Adventist had begun to peddle the center after attempts to move the facility out of town were abandoned in mid-2005.
DSI Holding Co. Inc. in Tennessee, headed by Dr. Jerry Tannenbaum, was the only known suitor.
As of Monday, negotiations were still under way and progress was being made, DSI Executive Vice President Steve Harrison said, just hours before the Adventist board determined the terms of the sale were not advantageous.
Tannenbaum did not return calls seeking comment. City officials were quick to praise the news.
"We look forward to working with Adventist Health to keep existing medical services and to expand them to further meet community needs," said Assistant City Manager John Pietig.
Pietig and Councilwomen Kinsman and Jane Egly served on a joint city/hospital task force created to ensure the hospital stayed in town.

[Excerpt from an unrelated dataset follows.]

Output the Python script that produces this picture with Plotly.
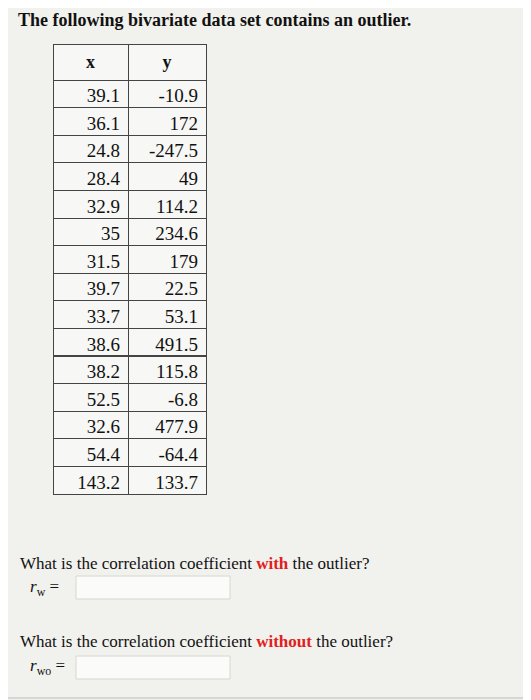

"I am very proud of our city staff, particularly John Pieti, and Cheryl, who have really pursued this issue," Egly said. "And the good news is that Adventist is staying. We are all thrilled."
Adventist, which bought the medical center in the late 1990s, put it on the market last summer. Hospital administrator Gary Irish said then that the cost of seismic retrofitting the facility, at an estimated $70 million, and the need to attract more patients had prompted the decision to sell after an attempt to relocate was abandoned.
Irish said any deal would probably hinge on Adventist recouping its long-term debt of about $15 million and another $13 million spent on operations.
The hospital's operating budget is about $72 million a year.
"We hope to have a new owner by January of '06," Irish said last July.
City officials said a new owner was preferable to losing the hospital altogether, but not knowing much about the buyer has been unsettling.
A year later, a deal was still pending, and Adventist did a 180.